Member of the Virginia House of Delegates from the 91st district
- In office 2002–2010
- Preceded by: Phil Larrabee
- Succeeded by: Gordon C. Helsel, Jr.

Personal details
- Born: May 2, 1949 Hampton, Virginia, U.S.
- Died: June 13, 2018 (aged 69) York County, Virginia, U.S.
- Party: Republican
- Spouse: Janice Graham Sigler
- Children: Ryan, Shannon
- Occupation: Real estate, printer
- Committees: Education; Finance; General Laws; Transportation

Military service
- Branch/service: United States Army
- Years of service: 1968–1974
- Unit: Virginia Army National Guard

= Tom Gear =

American politician (1949–2018)

Thomas Donald Gear (May 2, 1949 – June 13, 2018) was an American politician of the Republican Party. He was a member of the Virginia House of Delegates from 2002 until 2010. He represented the 91st district on the Virginia Peninsula, made up of the city of Poquoson plus parts of York County and the city of Hampton. He resigned his seat on December 31, 2010 citing health problems.

==Background==
Gear was born in Hampton, Virginia and graduated from Kecoughtan High School in Hampton, Virginia. He served in the Virginia National Guard from 1968 to 1974. Gear was a commercial printer and was also in the real estate business. He served on Hampton City Council from 1998 to 2001.

==Elections==

===2005===
Gear was re-elected in the November 6, 2005 General Election with 11,057 (59.43%) votes, versus 7,419 (39.88%) votes for Independent candidate Randy A. Gilliland, with 128 voters casting write in votes. Voter turnout was 47.69%.

===2007===
Gear was re-elected in the November 6, 2007 General Election with 9,156 (93.15%) votes, with 673 voters casting write in votes. Voter turnout was 24.06%.

===2009===
Gear was up for re-election in a three way race with Independent Gordon C. Helsel, Jr. the then-current Mayor of the City of Poquoson, Virginia. and Democrat Samuel L. Sam Eure, Jr. (a Social Studies Teacher in the York County School Division) of York County, Virginia, As of August 31, 2009 the State Board of Elections website reported that Gear had raised $25,976.00, Helsel had raised $65,261.00, and Eure had raised $5,076.00. Helsel has run on the Republican ticket in the past, but did not secure the Republican nomination for this election.

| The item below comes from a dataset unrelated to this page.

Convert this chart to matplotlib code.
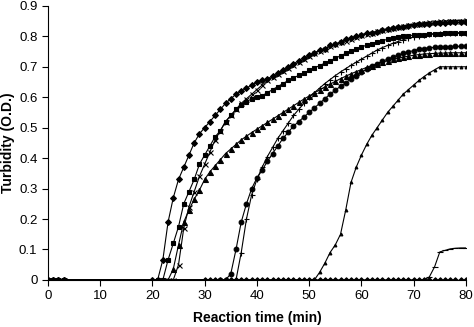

Republican Gear captured 9,576 votes (48 percent). Independent Helsel finished in second with 6,463 votes (about 33 percent). Democrat Eure finished third in the race with 3,757 votes (19 percent).

==Controversies==
=== Teddy Thompson controversy ===
Tom Gear sponsored and fought for legislation giving Teddy P. Thompson $270,000 for spending seven years in prison for a robbery he did not commit. Since the legislation passed, Thompson has committed three misdemeanors, including two assault charges and a breach of peace count, and on August 17, 2009 Thompson faced revocation of a suspended sentence on an older robbery charge, for which he received a suspended sentence.

=== Hampton judicial appointment controversy ===
In the 2007 session, Virginia General Assembly members representing Hampton reached a tentative deal to fill nominations for several Hampton judgeships that have been vacant for six years. Gear's insistence that his sister, Kathy Gear Owens, an attorney and substitute judge, be appointment to Hampton's Juvenile and Domestic Relations Court was one of several issues raised by Gear to hold up the appointment of the judges. Because the tentative deal included the appointment of his sister, Gear's fellow Senate Republicans walked off the floor in protest when the selections came up for a vote. Several Democrats also voted against the resolution. During the 2009 General Assembly Session Gear Owens finally removed her name from consideration.

=== Embezzlement from American Legion Auxiliary Post 48 ===
In December 2019, Gear's elderly mother was indicted for embezzlement of more than $180,000 over a three-year stretch from an American Legion Women’s Auxiliary in Hampton, where she had been treasurer for more than four decades. According to media reports, Gear's brother Donald alleged that the money had been used to cover Tom Gear's gambling debts and losses from trading stocks on margin. Donald Gear further said that his brother had convinced his mother to take a reverse mortgage on her $540,000 home, eventually leaving her destitute. Tom Gear allegedly told his mother that he needed the money to pay for medical expenses.

==Death==
On June 13, 2018 Gear was found dead by suicide in his automobile in York County, Virginia.